It was too hot to be walking around but we had one more cemetery to visit- the Shady Oaks African American cemetery nearby. More on that one soon. You should visit Eau Gallie if you’re in the Melbourne area. If you like taking photos in cemeteries, you can’t find a better subject. If you like the paranormal, everything I’ve read indicates that this is the place to be. However, this cemetery seemed very quiet and peaceful to me.

The Howey Mausoleum

Thanks to Jim Steele for the tip on this one.

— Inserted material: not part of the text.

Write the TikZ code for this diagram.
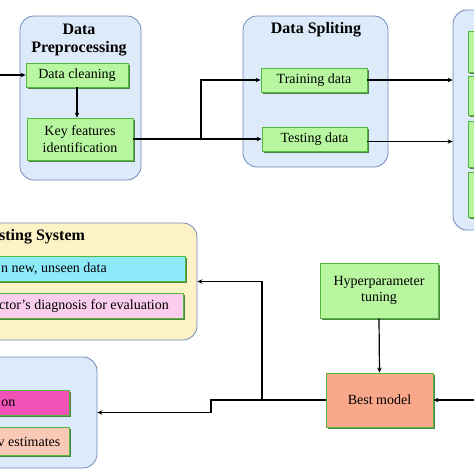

A few months ago Shawn and I went to look at a house near Howey In The Hills, an old rambling thing built in 1935. On the way there we turned into a well-heeled neighborhood and I looked around, noting the nice houses all built in similar styles and colors, and the well groomed lawns.

“This can’t be it,” I said, gesturing to the neighborhood. The house we were headed to was all by itself on a small chunk of land and faced woods.

“No, but I thought I’d show you this house,” he said, and right about that time he stopped the Jeep and I leaned over him to look out the window. There was a huge pink mansion with old vines and ivy growing over the front of it, like hair blowing across a woman’s face. The windows were boarded up and it looked (sadly) impenetrable. It was beautiful. I later found out that it was built in 1925.

I got out of the car to take a few photos, thinking it would be a nice thing to post on Instagram. I was also looking for a way in. Since the house faced a neighborhood I was fairly certain that wasn’t going to work out even if I saw an opening. I sent a photo to Jim since I knew he lived near here somewhere.

A few hours later he asked me if I’d been to the mausoleum and told me how to get to it. I was thrilled to have the information, but wasn’t able to get back out there for a few weeks. And I was not very happy about that. I don’t know why I get in such a rush to see these things because it’s not like they’re going anywhere.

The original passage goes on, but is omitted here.